Our bishops and priests in America — perhaps the majority — seem to have lost their nerve in defending the moral teachings of Jesus as truly helpful for us in this life, as well as preparing us for eternal happiness in the next life. The ways of Jesus are the ways of true love. The ways of the secular world are selfishness and lies disguised as love.
So it is that some bishops defend the lives of guilty murderers to a fault with loud and showy proclamations, while neglecting the lives of innocent victims unto death by the faintness of their protests. These bishops seem so eager to be trendy and popular in the ways of the world, and so ashamed of Jesus as found in the Catholic Church which is his gift to us.
Yes, it is true that the most vile criminal retains his dignity as a human always. He may have acted as an animal, or worse, but no person ever should be considered an animal. Let us hope and pray for all persons to be saved no matter how horrible their sins, in the spirit of the divine mercy of Jesus.
This doesn’t mean that the death penalty is never to be allowed. I’d sincerely prefer it to not be applied again, but wonder if it may be valid for those criminals who persist in preying on other prisoners with physical and sexual assaults, or who continue to commit serious crimes in society through lackeys.
Also, the governments of different countries should have discretion to assess their own national situations in reference to the application of the death penalty.

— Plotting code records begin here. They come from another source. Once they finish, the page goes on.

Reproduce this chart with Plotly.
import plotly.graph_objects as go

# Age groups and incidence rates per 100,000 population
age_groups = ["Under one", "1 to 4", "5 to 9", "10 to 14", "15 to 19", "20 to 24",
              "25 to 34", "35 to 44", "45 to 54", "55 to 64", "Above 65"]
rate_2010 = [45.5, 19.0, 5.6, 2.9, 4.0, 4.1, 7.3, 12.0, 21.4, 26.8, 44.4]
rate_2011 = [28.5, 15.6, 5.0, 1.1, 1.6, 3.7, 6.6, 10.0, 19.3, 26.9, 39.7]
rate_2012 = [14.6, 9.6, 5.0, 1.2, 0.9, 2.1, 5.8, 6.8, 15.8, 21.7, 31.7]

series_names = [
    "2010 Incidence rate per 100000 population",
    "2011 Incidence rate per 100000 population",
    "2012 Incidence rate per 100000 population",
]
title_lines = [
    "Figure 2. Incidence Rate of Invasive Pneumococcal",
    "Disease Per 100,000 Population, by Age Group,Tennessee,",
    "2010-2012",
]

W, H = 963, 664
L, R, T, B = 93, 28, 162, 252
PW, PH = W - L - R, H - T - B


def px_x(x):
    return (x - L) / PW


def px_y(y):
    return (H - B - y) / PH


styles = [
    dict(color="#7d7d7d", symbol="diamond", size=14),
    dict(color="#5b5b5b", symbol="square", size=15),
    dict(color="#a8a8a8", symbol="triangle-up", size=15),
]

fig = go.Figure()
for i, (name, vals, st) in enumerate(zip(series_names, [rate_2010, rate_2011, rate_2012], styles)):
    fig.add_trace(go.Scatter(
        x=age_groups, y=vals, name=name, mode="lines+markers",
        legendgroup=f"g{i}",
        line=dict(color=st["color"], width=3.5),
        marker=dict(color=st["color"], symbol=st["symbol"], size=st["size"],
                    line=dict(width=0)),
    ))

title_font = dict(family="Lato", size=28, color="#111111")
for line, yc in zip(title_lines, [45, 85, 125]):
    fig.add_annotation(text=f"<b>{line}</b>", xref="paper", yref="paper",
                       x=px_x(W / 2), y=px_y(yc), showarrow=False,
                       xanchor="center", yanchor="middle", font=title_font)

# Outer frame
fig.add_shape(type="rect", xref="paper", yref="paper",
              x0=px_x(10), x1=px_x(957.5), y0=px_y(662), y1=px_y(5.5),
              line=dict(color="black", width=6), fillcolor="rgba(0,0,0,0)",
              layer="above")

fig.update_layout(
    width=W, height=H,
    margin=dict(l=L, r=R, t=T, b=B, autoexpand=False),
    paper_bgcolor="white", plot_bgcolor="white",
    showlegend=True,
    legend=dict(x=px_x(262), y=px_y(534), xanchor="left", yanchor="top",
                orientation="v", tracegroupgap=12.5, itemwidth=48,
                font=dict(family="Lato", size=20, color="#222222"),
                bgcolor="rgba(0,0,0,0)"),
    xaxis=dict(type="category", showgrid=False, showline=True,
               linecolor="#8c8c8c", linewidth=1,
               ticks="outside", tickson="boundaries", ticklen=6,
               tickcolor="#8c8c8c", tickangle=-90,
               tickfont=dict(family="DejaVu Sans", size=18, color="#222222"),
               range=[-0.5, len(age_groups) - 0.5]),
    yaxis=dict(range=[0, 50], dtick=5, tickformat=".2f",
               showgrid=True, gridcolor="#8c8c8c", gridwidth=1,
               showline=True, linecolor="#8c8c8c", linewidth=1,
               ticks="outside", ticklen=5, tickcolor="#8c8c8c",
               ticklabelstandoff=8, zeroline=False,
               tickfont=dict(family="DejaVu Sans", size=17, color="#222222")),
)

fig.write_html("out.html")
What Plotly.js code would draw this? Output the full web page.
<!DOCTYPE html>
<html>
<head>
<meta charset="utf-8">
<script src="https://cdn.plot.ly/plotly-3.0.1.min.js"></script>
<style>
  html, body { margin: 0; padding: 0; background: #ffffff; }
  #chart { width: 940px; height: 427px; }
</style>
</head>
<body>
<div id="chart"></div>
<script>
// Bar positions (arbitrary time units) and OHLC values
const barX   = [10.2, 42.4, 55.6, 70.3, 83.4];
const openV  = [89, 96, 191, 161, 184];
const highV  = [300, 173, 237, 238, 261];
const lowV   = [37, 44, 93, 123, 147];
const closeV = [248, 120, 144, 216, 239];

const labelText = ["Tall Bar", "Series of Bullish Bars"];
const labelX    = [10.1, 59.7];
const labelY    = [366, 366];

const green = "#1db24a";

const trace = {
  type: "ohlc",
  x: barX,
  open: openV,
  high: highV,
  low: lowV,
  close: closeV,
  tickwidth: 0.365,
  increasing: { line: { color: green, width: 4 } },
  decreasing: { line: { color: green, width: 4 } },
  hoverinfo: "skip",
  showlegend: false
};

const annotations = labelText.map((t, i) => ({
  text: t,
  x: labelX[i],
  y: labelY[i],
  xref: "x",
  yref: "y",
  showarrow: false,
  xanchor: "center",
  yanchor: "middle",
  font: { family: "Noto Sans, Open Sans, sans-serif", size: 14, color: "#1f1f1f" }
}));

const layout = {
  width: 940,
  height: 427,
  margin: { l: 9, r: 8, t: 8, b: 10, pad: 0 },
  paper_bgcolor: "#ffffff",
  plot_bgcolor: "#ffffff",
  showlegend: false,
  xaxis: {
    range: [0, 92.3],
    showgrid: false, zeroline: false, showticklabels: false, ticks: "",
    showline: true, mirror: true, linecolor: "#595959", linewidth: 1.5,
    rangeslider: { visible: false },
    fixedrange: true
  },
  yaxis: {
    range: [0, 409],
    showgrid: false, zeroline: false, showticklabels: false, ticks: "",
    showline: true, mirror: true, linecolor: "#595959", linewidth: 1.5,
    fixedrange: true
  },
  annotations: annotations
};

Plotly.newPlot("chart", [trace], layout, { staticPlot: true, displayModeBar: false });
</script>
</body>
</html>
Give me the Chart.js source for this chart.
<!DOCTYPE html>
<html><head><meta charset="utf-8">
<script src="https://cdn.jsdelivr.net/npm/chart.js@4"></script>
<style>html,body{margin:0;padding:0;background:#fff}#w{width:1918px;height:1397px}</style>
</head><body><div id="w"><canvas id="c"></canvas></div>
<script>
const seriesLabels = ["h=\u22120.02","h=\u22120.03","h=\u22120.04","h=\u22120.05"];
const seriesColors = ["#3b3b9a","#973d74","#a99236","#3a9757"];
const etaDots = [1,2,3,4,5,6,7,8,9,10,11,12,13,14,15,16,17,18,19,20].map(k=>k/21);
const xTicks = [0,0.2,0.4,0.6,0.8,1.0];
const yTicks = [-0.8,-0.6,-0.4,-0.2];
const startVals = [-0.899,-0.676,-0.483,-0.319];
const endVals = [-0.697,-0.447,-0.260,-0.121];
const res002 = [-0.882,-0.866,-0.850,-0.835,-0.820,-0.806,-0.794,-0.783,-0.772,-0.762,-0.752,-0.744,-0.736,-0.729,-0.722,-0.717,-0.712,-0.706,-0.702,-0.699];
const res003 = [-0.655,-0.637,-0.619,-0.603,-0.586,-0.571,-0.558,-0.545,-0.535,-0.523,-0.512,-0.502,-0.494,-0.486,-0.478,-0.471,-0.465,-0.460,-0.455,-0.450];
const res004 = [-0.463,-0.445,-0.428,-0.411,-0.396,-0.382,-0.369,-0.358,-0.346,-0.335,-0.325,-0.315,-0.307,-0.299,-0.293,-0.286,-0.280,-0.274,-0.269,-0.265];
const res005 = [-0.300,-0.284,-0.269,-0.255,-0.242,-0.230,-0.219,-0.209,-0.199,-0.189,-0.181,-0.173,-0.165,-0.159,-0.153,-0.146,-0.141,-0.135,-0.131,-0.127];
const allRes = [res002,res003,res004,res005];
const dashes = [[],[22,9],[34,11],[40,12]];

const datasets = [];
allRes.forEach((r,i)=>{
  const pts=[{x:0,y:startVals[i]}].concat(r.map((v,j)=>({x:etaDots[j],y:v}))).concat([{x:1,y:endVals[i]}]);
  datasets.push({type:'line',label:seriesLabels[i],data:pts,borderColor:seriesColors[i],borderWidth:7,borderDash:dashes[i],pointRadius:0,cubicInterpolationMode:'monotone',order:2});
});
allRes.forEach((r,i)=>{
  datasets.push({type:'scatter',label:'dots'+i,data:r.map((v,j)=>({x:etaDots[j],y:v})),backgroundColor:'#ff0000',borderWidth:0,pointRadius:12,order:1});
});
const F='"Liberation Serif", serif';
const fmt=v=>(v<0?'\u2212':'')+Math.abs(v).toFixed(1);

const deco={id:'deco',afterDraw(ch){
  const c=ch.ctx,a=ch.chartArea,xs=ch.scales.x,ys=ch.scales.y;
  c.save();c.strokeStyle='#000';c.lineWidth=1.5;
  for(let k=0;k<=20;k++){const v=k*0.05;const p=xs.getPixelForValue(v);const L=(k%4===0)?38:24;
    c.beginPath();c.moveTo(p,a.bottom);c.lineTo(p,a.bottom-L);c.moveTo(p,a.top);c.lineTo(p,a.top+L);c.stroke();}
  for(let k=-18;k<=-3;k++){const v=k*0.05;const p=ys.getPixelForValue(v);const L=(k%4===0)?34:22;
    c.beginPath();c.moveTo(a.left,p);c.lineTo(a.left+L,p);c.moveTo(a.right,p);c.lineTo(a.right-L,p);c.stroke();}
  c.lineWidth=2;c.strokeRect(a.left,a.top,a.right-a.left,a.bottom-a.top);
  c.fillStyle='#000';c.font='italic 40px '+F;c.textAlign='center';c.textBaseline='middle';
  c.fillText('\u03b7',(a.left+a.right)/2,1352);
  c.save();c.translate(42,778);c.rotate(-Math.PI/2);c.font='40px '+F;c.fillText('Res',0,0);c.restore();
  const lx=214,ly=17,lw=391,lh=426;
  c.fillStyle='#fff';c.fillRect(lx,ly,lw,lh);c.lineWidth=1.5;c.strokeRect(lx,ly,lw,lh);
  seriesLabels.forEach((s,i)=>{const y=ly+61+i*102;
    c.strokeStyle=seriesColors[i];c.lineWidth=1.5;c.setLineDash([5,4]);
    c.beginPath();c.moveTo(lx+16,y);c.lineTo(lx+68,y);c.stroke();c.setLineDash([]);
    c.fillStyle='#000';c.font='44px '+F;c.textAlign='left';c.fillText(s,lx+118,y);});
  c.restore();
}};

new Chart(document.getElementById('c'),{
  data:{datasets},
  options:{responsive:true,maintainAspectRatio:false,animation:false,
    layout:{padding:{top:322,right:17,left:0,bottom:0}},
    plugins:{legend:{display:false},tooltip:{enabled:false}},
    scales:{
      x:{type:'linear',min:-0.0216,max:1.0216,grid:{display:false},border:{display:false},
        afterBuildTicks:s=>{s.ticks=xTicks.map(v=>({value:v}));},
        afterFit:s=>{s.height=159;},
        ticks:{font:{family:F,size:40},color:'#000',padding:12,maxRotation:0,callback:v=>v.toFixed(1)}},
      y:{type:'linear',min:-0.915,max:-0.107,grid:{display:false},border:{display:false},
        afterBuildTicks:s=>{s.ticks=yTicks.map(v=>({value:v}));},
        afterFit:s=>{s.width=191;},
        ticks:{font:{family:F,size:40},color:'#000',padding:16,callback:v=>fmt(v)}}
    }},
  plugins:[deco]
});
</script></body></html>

If our bishops really want a voice in the wider society, they will know their God-given place in presenting transcendent principles and not personal opinions. Instead of telling politicians how to do their jobs, our bishops should be considering how well they are fulfilling their own roles as representatives of the Good Shepherd — for so very many are being ravaged by wolves for lack of strong teaching and stout encouragement.
The resulting casualties are breathtaking in their statistical numbers, and heartbreaking to behold in each particular personal sadness. The secular world is darkness and death and despair; it is Jesus alone who is light and life and love.